The French Foreign Legion’s colonial campaigns showcased how classical line tactics could be adapted to subdue irregular forces across three continents. The principles of fire discipline, command presence, and mutual support that undergirded the line formation remain central to infantry doctrine today. Modern squads may not stand shoulder to shoulder, but the idea of concentrating collective firepower at a decisive point—and controlling that fire through trained leadership—is a direct inheritance. Military historians and tacticians study the Legion’s colonial record as a case study in how a small, professional force can use shock and discipline to overcome numerical inferiority. For further reading on the Legion’s history and tactics, visit the official French Foreign Legion website or the historical overview on Wikipedia. Detailed accounts of specific battles like Camerone can be found on Britannica’s French Foreign Legion entry, and visual resources are available at the Musée des Légionnaires in Aubagne. The tactical manuals that influenced this era are partially digitized at the Bibliothèque nationale de France’s Gallica platform.

The discipline that made line tactics effective also shaped the Legion’s culture of iron solidarity and stoic endurance. In colonial warfare, where lines of communication stretched thin and death could come silently from the bush, the ability to form an orderly firing line was a statement of resolve. It told an adversary that no amount of ambush or harassment would scatter these soldiers; they would stand, deliver their volleys, and advance. That psychological edge proved as potent as the bullets themselves. The Legion’s mastery of line tactics in far-flung colony after colony demonstrates that even a traditional European formation, when intelligently adapted, could become a devastating tool of irregular warfare and a cornerstone of imperial control.

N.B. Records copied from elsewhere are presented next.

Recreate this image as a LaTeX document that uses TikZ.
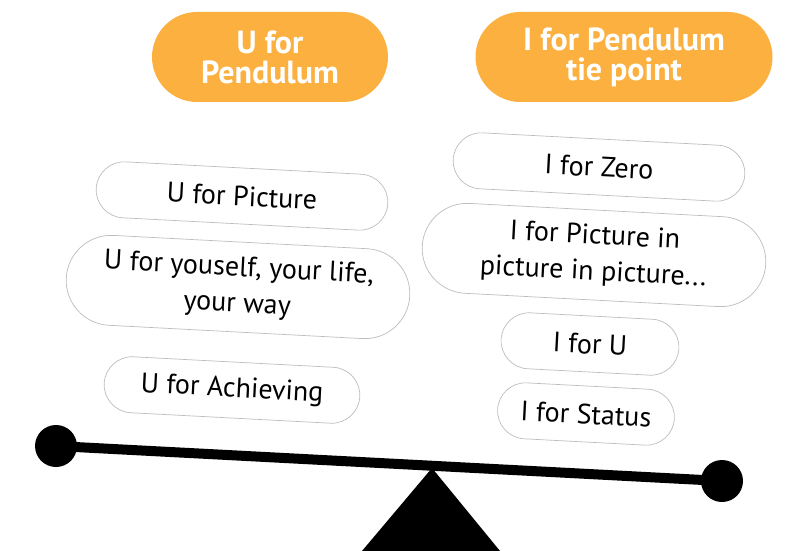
\documentclass[tikz,border=0pt]{standalone}
\usepackage{fontspec}
\setmainfont{PT Sans}
\usetikzlibrary{shapes.misc}
\definecolor{penorange}{HTML}{FBB040}
\definecolor{pillgray}{HTML}{BDBDBD}

\begin{document}
\begin{tikzpicture}[x=1pt, y=-1pt,
    head/.style={rounded rectangle, fill=penorange, text=white, align=center,
        font=\fontsize{32}{30}\bfseries\selectfont, minimum height=90pt, inner sep=0pt},
    pill/.style={rounded rectangle, draw=pillgray, line width=0.7pt, fill=white, align=center,
        font=\fontsize{28}{36}\selectfont, minimum height=56pt, inner sep=0pt, rotate=-3},
    weight/.style={circle, fill=black, minimum size=42pt, inner sep=0pt},
    beam/.style={line width=10pt}]
    \useasboundingbox (0, 0) rectangle (785, 551);
    %\draw[lightgray] (0, 0) grid[step=50] (785, 551);
    \node[head, minimum width=236pt] (uhead) at (270, 57) {U for\\Pendulum};
    \node[head, minimum width=297pt] (ihead) at (624, 57) {I for Pendulum\\tie point};
    % left side of the scale
    \node[pill, minimum width=292pt] (upic) at (242, 196) {U for Picture};
    \node[pill, minimum width=344pt, minimum height=90pt] (uself) at (238, 287) {U for youself, your life,\\your way};
    \node[pill, minimum width=256pt] (uach) at (232, 390) {U for Achieving};
    % right side of the scale
    \node[pill, minimum width=292pt] (izero) at (599, 167) {I for Zero};
    \node[pill, minimum width=344pt, minimum height=90pt] (ipic) at (594, 255) {I for Picture in\\picture in picture...};
    \node[pill, minimum width=178pt] (iu) at (590, 344) {I for U};
    \node[pill, minimum width=177pt] (istat) at (586, 414) {I for Status};
    % the scale itself
    \fill (432, 468) -- (500, 551) -- (362, 551) -- cycle;
    \node[weight] (lend) at (56, 446) {};
    \node[weight] (rend) at (722, 481) {};
    \draw[beam] (lend.center) -- (rend.center);
\end{tikzpicture}
\end{document}
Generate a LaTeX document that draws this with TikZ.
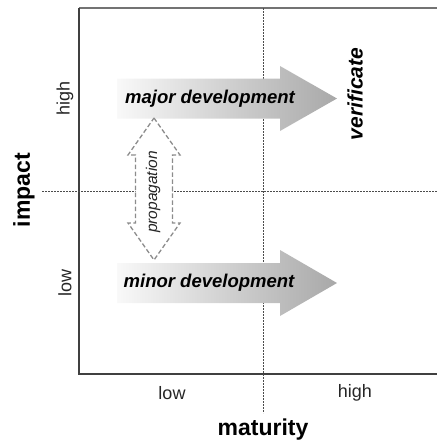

Today, mention of the French Foreign Legion often brings to mind the kepi blanc and the slow march of the Bastille Day parade. Underneath those symbols lies a tactical heritage forged in the deserts and jungles of a colonial empire, where a thin red-white-and-blue line of foreign volunteers held the ground, volley by volley, with a discipline that still echoes in modern infantry schools. Their use of line tactics, refined through decades of colonial combat, remains a powerful illustration of how firepower, training, and unyielding cohesion can overcome the chaos of asymmetric battlefields.